START EXTRACTED INFORMATION
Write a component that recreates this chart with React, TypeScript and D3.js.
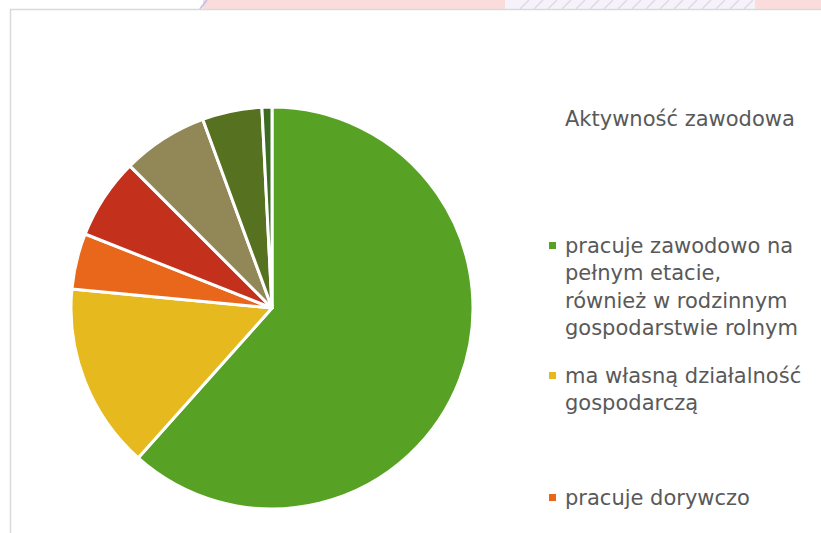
import React from 'react';
import * as d3 from 'd3';

// shares of each slice, clockwise from 12 o'clock (percent)
const categories = [
  'pracuje zawodowo na pełnym etacie, również w rodzinnym gospodarstwie rolnym',
  'ma własną działalność gospodarczą',
  'pracuje dorywczo',
  'nie pracuje',
  'emeryt / rencista',
  'uczy się',
  'inne',
];
const values = [61.6, 14.9, 4.5, 6.5, 6.9, 4.8, 0.8];
const colors = ['#57A225', '#E6B91F', '#E8671B', '#C3301B', '#918757', '#56711F', '#3C6B22'];

// legend is clipped by the frame, only the first three entries fit
const legendLines = [
  ['pracuje zawodowo na', 'pełnym etacie,', 'również w rodzinnym', 'gospodarstwie rolnym'],
  ['ma własną działalność', 'gospodarczą'],
  ['pracuje dorywczo'],
];
const legendTop = [245, 375, 497];
const title = 'Aktywność zawodowa';

const W = 821;
const H = 533;

export default function App() {
  const cx = 272;
  const cy = 308;
  const r = 201;

  const pie = d3.pie<number>().sort(null).value((d) => d);
  const arc = d3.arc<d3.PieArcDatum<number>>().innerRadius(0).outerRadius(r);
  const slices = pie(values);

  const font = '"DejaVu Sans", Verdana, sans-serif';
  const lineH = 27.5;

  return (
    <svg width={W} height={H} style={{ position: 'absolute', left: 0, top: 0 }}>
      {/* faint slide background peeking above the frame */}
      <rect x={0} y={0} width={W} height={9} fill="#ffffff" />
      <rect x={203} y={0} width={W - 203} height={9} fill="#FADCDC" />
      <rect x={505} y={0} width={250} height={9} fill="#F5F3F9" />
      {d3.range(520, 750, 14).map((x) => (
        <line key={x} x1={x} y1={9} x2={x + 9} y2={0} stroke="#DDD9EA" strokeWidth={1.5} />
      ))}
      <line x1={200} y1={9} x2={207} y2={0} stroke="#C9C3E3" strokeWidth={2} />

      {/* chart frame */}
      <rect x={10.5} y={9.5} width={W} height={H} fill="#ffffff" stroke="#D9D9D9" strokeWidth={1.5} />

      <g transform={`translate(${cx},${cy})`}>
        {slices.map((s, i) => (
          <path key={i} d={arc(s) || ''} fill={colors[i]} stroke="#ffffff" strokeWidth={3} strokeLinejoin="round" />
        ))}
      </g>

      <text x={565} y={126} fontFamily={font} fontSize={21} fill="#595959">
        {title}
      </text>

      {legendLines.map((lines, i) => (
        <g key={i}>
          <rect x={549} y={legendTop[i] - 3} width={7} height={7} fill={colors[i]} />
          {lines.map((t, j) => (
            <text
              key={j}
              x={565}
              y={legendTop[i] + j * lineH + 7.5}
              fontFamily={font}
              fontSize={21}
              fill="#595959"
            >
              {t}
            </text>
          ))}
        </g>
      ))}
    </svg>
  );
}
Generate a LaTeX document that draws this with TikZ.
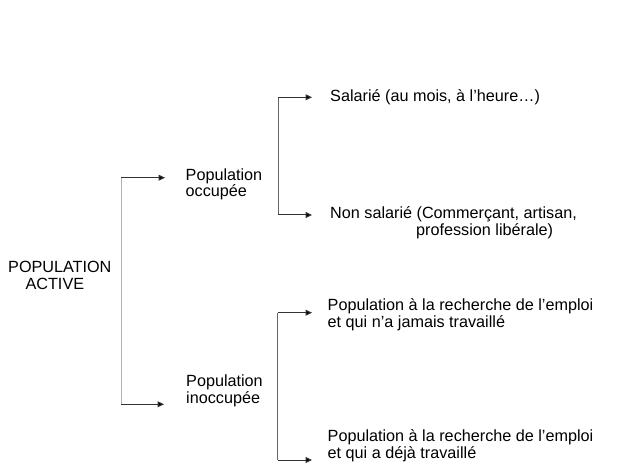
END EXTRACTED INFORMATION
**WHAT IS REQUIRED:**
Give back each entry exactly as it appears, with no pictures.

**ANSWER:**
Write a component that recreates this chart with React, TypeScript and D3.js.
import React from 'react';
import * as d3 from 'd3';

// shares of each slice, clockwise from 12 o'clock (percent)
const categories = [
  'pracuje zawodowo na pełnym etacie, również w rodzinnym gospodarstwie rolnym',
  'ma własną działalność gospodarczą',
  'pracuje dorywczo',
  'nie pracuje',
  'emeryt / rencista',
  'uczy się',
  'inne',
];
const values = [61.6, 14.9, 4.5, 6.5, 6.9, 4.8, 0.8];
const colors = ['#57A225', '#E6B91F', '#E8671B', '#C3301B', '#918757', '#56711F', '#3C6B22'];

// legend is clipped by the frame, only the first three entries fit
const legendLines = [
  ['pracuje zawodowo na', 'pełnym etacie,', 'również w rodzinnym', 'gospodarstwie rolnym'],
  ['ma własną działalność', 'gospodarczą'],
  ['pracuje dorywczo'],
];
const legendTop = [245, 375, 497];
const title = 'Aktywność zawodowa';

const W = 821;
const H = 533;

export default function App() {
  const cx = 272;
  const cy = 308;
  const r = 201;

  const pie = d3.pie<number>().sort(null).value((d) => d);
  const arc = d3.arc<d3.PieArcDatum<number>>().innerRadius(0).outerRadius(r);
  const slices = pie(values);

  const font = '"DejaVu Sans", Verdana, sans-serif';
  const lineH = 27.5;

  return (
    <svg width={W} height={H} style={{ position: 'absolute', left: 0, top: 0 }}>
      {/* faint slide background peeking above the frame */}
      <rect x={0} y={0} width={W} height={9} fill="#ffffff" />
      <rect x={203} y={0} width={W - 203} height={9} fill="#FADCDC" />
      <rect x={505} y={0} width={250} height={9} fill="#F5F3F9" />
      {d3.range(520, 750, 14).map((x) => (
        <line key={x} x1={x} y1={9} x2={x + 9} y2={0} stroke="#DDD9EA" strokeWidth={1.5} />
      ))}
      <line x1={200} y1={9} x2={207} y2={0} stroke="#C9C3E3" strokeWidth={2} />

      {/* chart frame */}
      <rect x={10.5} y={9.5} width={W} height={H} fill="#ffffff" stroke="#D9D9D9" strokeWidth={1.5} />

      <g transform={`translate(${cx},${cy})`}>
        {slices.map((s, i) => (
          <path key={i} d={arc(s) || ''} fill={colors[i]} stroke="#ffffff" strokeWidth={3} strokeLinejoin="round" />
        ))}
      </g>

      <text x={565} y={126} fontFamily={font} fontSize={21} fill="#595959">
        {title}
      </text>

      {legendLines.map((lines, i) => (
        <g key={i}>
          <rect x={549} y={legendTop[i] - 3} width={7} height={7} fill={colors[i]} />
          {lines.map((t, j) => (
            <text
              key={j}
              x={565}
              y={legendTop[i] + j * lineH + 7.5}
              fontFamily={font}
              fontSize={21}
              fill="#595959"
            >
              {t}
            </text>
          ))}
        </g>
      ))}
    </svg>
  );
}
Generate a LaTeX document that draws this with TikZ.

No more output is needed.